The Esstential Backyard Birders Tool Kit
1. Attracting Birds to your backyard
How do you begin?
An easy way to start out attracting birds is to put up a bird feeder. Food is a powerful incentive to any living thing and birds are no exception to that. Having and maintaining Bird Feeders is the first and foremost tool to get our feathered friends to spend some time with you. Keeping them well stocked and understanding what types of food will attract what type of bird is essential for success. We’ll be covering types of food and species in a later post so stay tuned for more.
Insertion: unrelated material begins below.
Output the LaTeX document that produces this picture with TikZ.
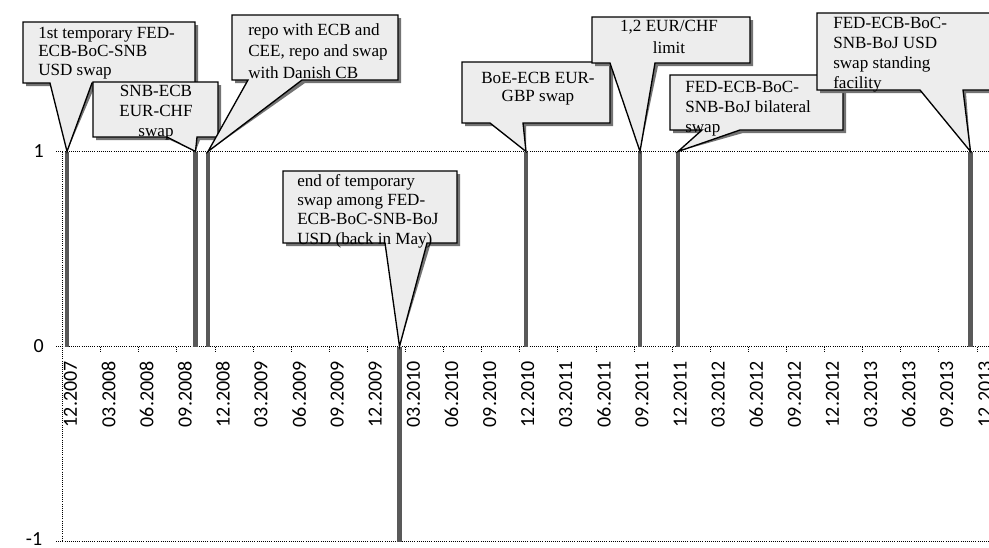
\documentclass[tikz,border=0pt]{standalone}
\usepackage{fontspec}
\setmainfont{Liberation Serif}
\newfontfamily\axisfont{Carlito}

% callout box: corners (#1,#2)-(#3,#4), pointer base from #5 to #6 on the lower edge, tip at coordinate #7
\newcommand{\calloutshape}[7]{%
  \fill[callshadow, shift={(3,3)}] (#1,#2) -- (#3,#2) -- (#3,#4) -- (#6,#4) -- (#7) -- (#5,#4) -- (#1,#4) -- cycle;
  \filldraw[callbox] (#1,#2) -- (#3,#2) -- (#3,#4) -- (#6,#4) -- (#7) -- (#5,#4) -- (#1,#4) -- cycle;}

\begin{document}
\begin{tikzpicture}[x=0.75pt,y=0.75pt,yscale=-1,xscale=1,
  gridline/.style={densely dotted, line width=0.6pt},
  eventbar/.style={draw=black!65, line width=3.6pt},
  callshadow/.style={fill=black!55},
  callbox/.style={fill=black!7, draw=black, line width=1pt, line join=miter},
  calltext/.style={inner sep=0pt, font=\fontsize{12.8}{13.8}\selectfont},
  datelbl/.style={rotate=90, anchor=east, inner sep=0pt, font=\axisfont\fontsize{15}{15}\selectfont},
  vallbl/.style={anchor=east, inner sep=0pt, font=\axisfont\fontsize{15}{15}\selectfont}]
\useasboundingbox (0,0) rectangle (989,547);

%Coordinates: levels and events
\coordinate (lvlzero) at (0,346.5);
\coordinate (lvlminus) at (0,541.5);
\coordinate (evA) at (67,151.5);
\coordinate (evB) at (195.5,151.5);
\coordinate (evC) at (208,151.5);
\coordinate (evD) at (399.5,346.5);
\coordinate (evE) at (526,151.5);
\coordinate (evF) at (640,151.5);
\coordinate (evG) at (678,151.5);
\coordinate (evH) at (970.5,151.5);

%Straight Lines: grid and axis
\draw [gridline] (56,151.5) -- (989,151.5) ;
\draw [gridline] (56,346.5) -- (989,346.5) ;
\draw [gridline] (56,541.5) -- (989,541.5) ;
\draw [gridline] (62.5,151.5) -- (62.5,541.5) ;
%Straight Lines: ticks
\draw [gridline] (100.6,346.5) -- ++(0,6) (138.7,346.5) -- ++(0,6) (176.8,346.5) -- ++(0,6) (214.9,346.5) -- ++(0,6)
  (253,346.5) -- ++(0,6) (291.1,346.5) -- ++(0,6) (329.2,346.5) -- ++(0,6) (367.3,346.5) -- ++(0,6)
  (405.4,346.5) -- ++(0,6) (443.5,346.5) -- ++(0,6) (481.6,346.5) -- ++(0,6) (519.7,346.5) -- ++(0,6)
  (557.8,346.5) -- ++(0,6) (595.9,346.5) -- ++(0,6) (634,346.5) -- ++(0,6) (672.1,346.5) -- ++(0,6)
  (710.2,346.5) -- ++(0,6) (748.3,346.5) -- ++(0,6) (786.4,346.5) -- ++(0,6) (824.5,346.5) -- ++(0,6)
  (862.6,346.5) -- ++(0,6) (900.7,346.5) -- ++(0,6) (938.8,346.5) -- ++(0,6) (976.9,346.5) -- ++(0,6) ;

%Text Node: value axis
\node [vallbl] (vone) at (44,151.5) {1};
\node [vallbl] (vzero) at (44,346.5) {0};
\node [vallbl] (vminus) at (42.5,539.5) {-1};

%Text Node: date axis
\node [datelbl] (q0) at (70.5,361) {12.2007};
\node [datelbl] (q1) at (108.6,361) {03.2008};
\node [datelbl] (q2) at (146.7,361) {06.2008};
\node [datelbl] (q3) at (184.8,361) {09.2008};
\node [datelbl] (q4) at (222.9,361) {12.2008};
\node [datelbl] (q5) at (261,361) {03.2009};
\node [datelbl] (q6) at (299.1,361) {06.2009};
\node [datelbl] (q7) at (337.2,361) {09.2009};
\node [datelbl] (q8) at (375.3,361) {12.2009};
\node [datelbl] (q9) at (413.4,361) {03.2010};
\node [datelbl] (q10) at (451.5,361) {06.2010};
\node [datelbl] (q11) at (489.6,361) {09.2010};
\node [datelbl] (q12) at (527.7,361) {12.2010};
\node [datelbl] (q13) at (565.8,361) {03.2011};
\node [datelbl] (q14) at (603.9,361) {06.2011};
\node [datelbl] (q15) at (642,361) {09.2011};
\node [datelbl] (q16) at (680.1,361) {12.2011};
\node [datelbl] (q17) at (718.2,361) {03.2012};
\node [datelbl] (q18) at (756.3,361) {06.2012};
\node [datelbl] (q19) at (794.4,361) {09.2012};
\node [datelbl] (q20) at (832.5,361) {12.2012};
\node [datelbl] (q21) at (870.6,361) {03.2013};
\node [datelbl] (q22) at (908.7,361) {06.2013};
\node [datelbl] (q23) at (946.8,361) {09.2013};
\node [datelbl] (q24) at (984.9,361) {12.2013};

%Straight Lines: event bars
\draw [eventbar] (evA) -- (evA |- lvlzero) ;
\draw [eventbar] (evB) -- (evB |- lvlzero) ;
\draw [eventbar] (evC) -- (evC |- lvlzero) ;
\draw [eventbar] (evD) -- (evD |- lvlminus) ;
\draw [eventbar] (evE) -- (evE |- lvlzero) ;
\draw [eventbar] (evF) -- (evF |- lvlzero) ;
\draw [eventbar] (evG) -- (evG |- lvlzero) ;
\draw [eventbar] (evH) -- (evH |- lvlzero) ;

%Shape: Callouts
\calloutshape{23}{22}{195}{83}{50}{92}{evA}
\node [calltext, anchor=north west, align=left] (fedfirst) at (38,27) {1st temporary FED-\\ECB-BoC-SNB\\USD swap};
\calloutshape{93}{82}{218}{137}{167}{197}{evB}
\node [calltext, anchor=north, align=center, font=\fontsize{12.8}{15}\selectfont] (snbecb) at (156,85) {SNB-ECB\\EUR-CHF\\swap};
\calloutshape{232}{15}{398}{80}{248}{302}{evC}
\node [calltext, anchor=north west, align=left, font=\fontsize{12.8}{16.2}\selectfont] (repo) at (248,23) {repo with ECB and\\CEE, repo and swap\\with Danish CB};
\calloutshape{283}{171}{457}{243}{385}{427}{evD}
\node [calltext, anchor=north west, align=left, font=\fontsize{12.8}{14.5}\selectfont] (endswap) at (297,174) {end of temporary\\swap among FED-\\ECB-BoC-SNB-BoJ\\USD (back in May)};
\calloutshape{462}{62}{610}{123}{490}{523}{evE}
\node [calltext, anchor=north, align=center] (boeecb) at (538,72) {BoE-ECB EUR-\\GBP swap};
\calloutshape{592}{17}{750}{63}{610}{655}{evF}
\node [calltext, anchor=north, align=center, font=\fontsize{12.8}{16.3}\selectfont] (chflimit) at (669,20) {1,2 EUR/CHF\\limit};
\calloutshape{670}{75}{843}{130}{702}{740}{evG}
\node [calltext, anchor=north west, align=left, font=\fontsize{12.8}{15}\selectfont] (bilateral) at (685,81) {FED-ECB-BoC-\\SNB-BoJ bilateral\\swap};
\calloutshape{817}{13}{1000}{90}{920}{963}{evH}
\node [calltext, anchor=north west, align=left, font=\fontsize{12.8}{15}\selectfont] (standing) at (833,17) {FED-ECB-BoC-\\SNB-BoJ USD\\swap standing\\facility};

\end{tikzpicture}
\end{document}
Some birds, especially woodpeckers and chickadees, excavate cavities in tree trunks for nesting and roosting. Many other species, such as wrens, bluebirds, and some ducks and owls, nest in cavities that other birds have made. Nest boxes offer these birds a place to raise their young, especially where natural cavities are at a premium. Our nest box section describes the features of a good nest box, where to place it, and how to avoid predators. Again, knowing what essential nesting requirements by species will take the guessing out of selecting a good bird house or nesting box.
2. Water and Bird Baths
A source of clean water, for drinking and bathing, may attract birds that don’t visit feeders. We can help ensure that your water helps birds, not mosquitoes or algae. And we’ve got ideas for other great attractants, too, such as building a brush pile.
3. How to spot them
How to choose binoculars
- Look for a right eyepiece that focuses to adjust for individual eye differences, plus central focusing to adjust for various distances.
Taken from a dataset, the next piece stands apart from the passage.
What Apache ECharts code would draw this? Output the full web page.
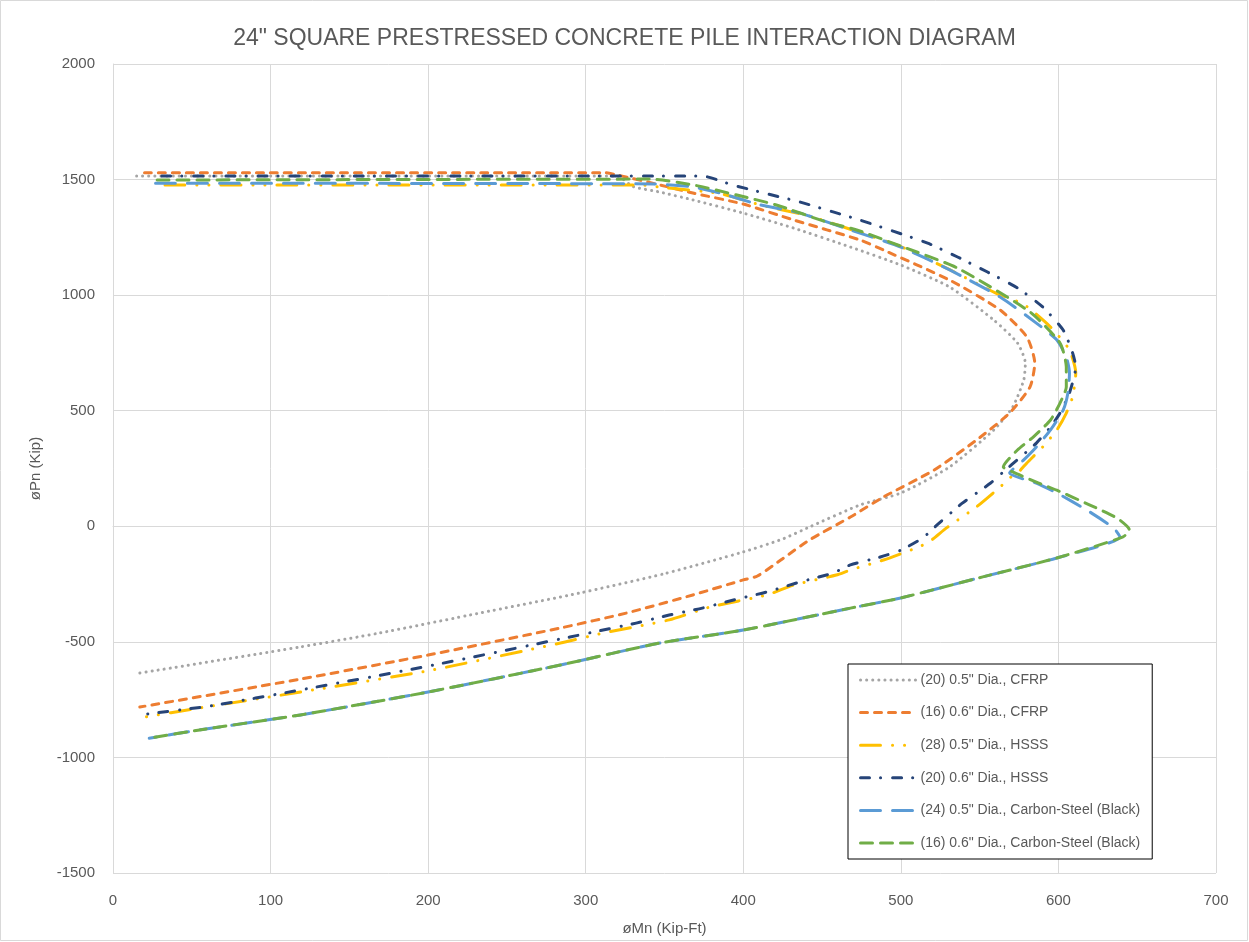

- Most popular magnification strength among experienced birders is either 7 x 35 or 8 x 40. Those larger than 10 x 50 tend to be overly bulky and difficult to hold steadily.
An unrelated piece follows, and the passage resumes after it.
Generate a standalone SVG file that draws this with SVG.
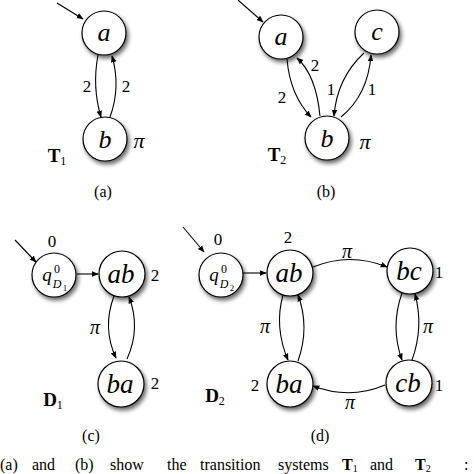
<svg xmlns="http://www.w3.org/2000/svg" width="474" height="474" viewBox="0 0 474 474">
<defs>
<filter id="sh" x="-30%" y="-30%" width="170%" height="170%">
<feGaussianBlur in="SourceAlpha" stdDeviation="2"/>
<feOffset dx="1.5" dy="2.5" result="b"/>
<feComponentTransfer><feFuncA type="linear" slope="0.6"/></feComponentTransfer>
<feMerge><feMergeNode/><feMergeNode in="SourceGraphic"/></feMerge>
</filter>
<marker id="ar" viewBox="0 0 10 10" refX="9" refY="5" markerWidth="7" markerHeight="7" markerUnits="userSpaceOnUse" orient="auto">
<path d="M0,1 L10,5 L0,9 z" fill="#000"/>
</marker>
</defs>
<style>
text{font-family:"Liberation Serif","Times New Roman","DejaVu Serif",serif;fill:#000}
.n{fill:#fff;stroke:#000;stroke-width:1.2;filter:url(#sh)}
.l{font-style:italic;text-anchor:middle}
.t{text-anchor:middle}
.b{font-weight:bold;text-anchor:middle}
.e{fill:none;stroke:#000;stroke-width:1.1;marker-end:url(#ar)}
</style>
<rect width="474" height="474" fill="#fff"/>

<g id="connectors">
<path class="e" d="M57,3 L83,19"/>
<path class="e" d="M98,55 Q92,87 101,117"/>
<path class="e" d="M110,117 Q121,87 112,56"/>
<path class="e" d="M238,0 L263,22"/>
<path class="e" d="M287,59 Q290,95 311,117"/>
<path class="e" d="M320,116 Q316,75 297,58"/>
<path class="e" d="M364,53 Q337,78 334,116"/>
<path class="e" d="M341,117 Q368,95 371,55"/>
<path class="e" d="M15,240 L36,262"/>
<path class="e" d="M77,274 L98,274"/>
<path class="e" d="M114,296 Q102,328 116,358"/>
<path class="e" d="M127,359 Q141,328 129,297"/>
<path class="e" d="M183,227 L204,252"/>
<path class="e" d="M243,273 L266,273"/>
<path class="e" d="M313,267 Q350,252 387,267"/>
<path class="e" d="M385,385 Q350,400 313,386"/>
<path class="e" d="M283,295 Q274,327 288,360"/>
<path class="e" d="M298,361 Q310,327 298,295"/>
<path class="e" d="M402,293 Q390,327 402,360"/>
<path class="e" d="M412,360 Q424,327 415,294"/>
</g>

<g id="node-T1-a"><circle class="n" cx="104" cy="33" r="22"/><text class="l" x="104" y="41" font-size="26">a</text></g>
<g id="node-T1-b"><circle class="n" cx="105" cy="139" r="22"/><text class="l" x="105" y="148" font-size="26">b</text></g>
<g id="node-T2-a"><circle class="n" cx="281" cy="37" r="22"/><text class="l" x="281" y="45" font-size="26">a</text></g>
<g id="node-T2-c"><circle class="n" cx="377" cy="32" r="22"/><text class="l" x="377" y="40" font-size="26">c</text></g>
<g id="node-T2-b"><circle class="n" cx="327" cy="138" r="22"/><text class="l" x="327" y="147" font-size="26">b</text></g>

<g id="node-D1-q"><circle class="n" cx="54" cy="275" r="22"/><text class="l" x="47" y="281" font-size="19">q</text><text class="t" x="57" y="273" font-size="12">0</text><text class="l" x="57" y="288" font-size="12">D</text><text class="t" x="65" y="291" font-size="9">1</text></g>
<g id="node-D1-ab"><circle class="n" cx="122" cy="274" r="23"/><text class="l" x="121" y="283" font-size="27">ab</text></g>
<g id="node-D1-ba"><circle class="n" cx="121" cy="384" r="23"/><text class="l" x="120" y="393" font-size="27">ba</text></g>

<g id="node-D2-q"><circle class="n" cx="221" cy="275" r="22"/><text class="l" x="214" y="281" font-size="19">q</text><text class="t" x="224" y="273" font-size="12">0</text><text class="l" x="224" y="288" font-size="12">D</text><text class="t" x="232" y="291" font-size="9">2</text></g>
<g id="node-D2-ab"><circle class="n" cx="290" cy="273" r="23"/><text class="l" x="289" y="282" font-size="27">ab</text></g>
<g id="node-D2-bc"><circle class="n" cx="410" cy="271" r="23"/><text class="l" x="409" y="280" font-size="27">bc</text></g>
<g id="node-D2-cb"><circle class="n" cx="409" cy="383" r="23"/><text class="l" x="408" y="392" font-size="27">cb</text></g>
<g id="node-D2-ba"><circle class="n" cx="290" cy="384" r="23"/><text class="l" x="289" y="393" font-size="27">ba</text></g>

<g id="labels">
<text class="t" x="87" y="92" font-size="17">2</text>
<text class="t" x="126" y="92" font-size="17">2</text>
<text class="l" x="139" y="148" font-size="22">π</text>
<text class="b" x="57" y="162" font-size="19">T<tspan font-size="12" font-weight="normal" dy="3">1</tspan></text>
<text class="t" x="103" y="197" font-size="16">(a)</text>

<text class="t" x="315" y="71" font-size="17">2</text>
<text class="t" x="282" y="103" font-size="17">2</text>
<text class="t" x="331" y="95" font-size="17">1</text>
<text class="t" x="372" y="95" font-size="17">1</text>
<text class="l" x="365" y="149" font-size="22">π</text>
<text class="b" x="277" y="161" font-size="19">T<tspan font-size="12" font-weight="normal" dy="3">2</tspan></text>
<text class="t" x="326" y="197" font-size="16">(b)</text>

<text class="t" x="52" y="247" font-size="17">0</text>
<text class="t" x="155" y="281" font-size="17">2</text>
<text class="l" x="95" y="334" font-size="20">π</text>
<text class="t" x="155" y="389" font-size="17">2</text>
<text class="b" x="53" y="406" font-size="19">D<tspan font-size="12" font-weight="normal" dy="3">1</tspan></text>
<text class="t" x="91" y="441" font-size="16">(c)</text>

<text class="t" x="218" y="245" font-size="17">0</text>
<text class="t" x="288" y="243" font-size="17">2</text>
<text class="l" x="347" y="258" font-size="20">π</text>
<text class="t" x="439" y="278" font-size="17">1</text>
<text class="l" x="265" y="333" font-size="20">π</text>
<text class="l" x="428" y="333" font-size="20">π</text>
<text class="t" x="255" y="391" font-size="17">2</text>
<text class="t" x="439" y="391" font-size="17">1</text>
<text class="l" x="350" y="409" font-size="20">π</text>
<text class="b" x="215" y="402" font-size="19">D<tspan font-size="12" font-weight="normal" dy="3">2</tspan></text>
<text class="t" x="320" y="441" font-size="16">(d)</text>
</g>

<g id="caption" font-size="16">
<text x="0" y="470">(a)</text>
<text x="32" y="470">and</text>
<text x="75" y="470">(b)</text>
<text x="110" y="470">show</text>
<text x="167" y="470">the</text>
<text x="200" y="470">transition</text>
<text x="278" y="470">systems</text>
<text x="342" y="470" font-weight="bold">T<tspan font-size="10" font-weight="normal" dy="2">1</tspan></text>
<text x="370" y="470">and</text>
<text x="415" y="470" font-weight="bold">T<tspan font-size="10" font-weight="normal" dy="2">2</tspan></text>
<text x="464" y="470">:</text>
</g>
</svg>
- Depending mainly on lens quality, binoculars for birding can range in price from $50 to more than $1,000.
4. Field Guides
- Our online field guide is a good place to start identifying birds you see in in you area. We also recommend getting a couple of good print field guides. The three listed below are illustrated in color, show range maps for all species, and contain a birder’s checklist in the back. They are standards in the field and are available at most bookstores.
5. Bird song recordings
Learning bird songs will quickly expand your ability to distinguish one species from another. It frequently is the only way to identify species that remain hidden. Song differences are also the best way to identify certain look-alike species, such as alder and willow flycatchers. You can purchase recordings of bird songs or borrow them from your public library. Recordings should rarely be used to attract birds, because nesting birds can be threatened by invaders in their territories.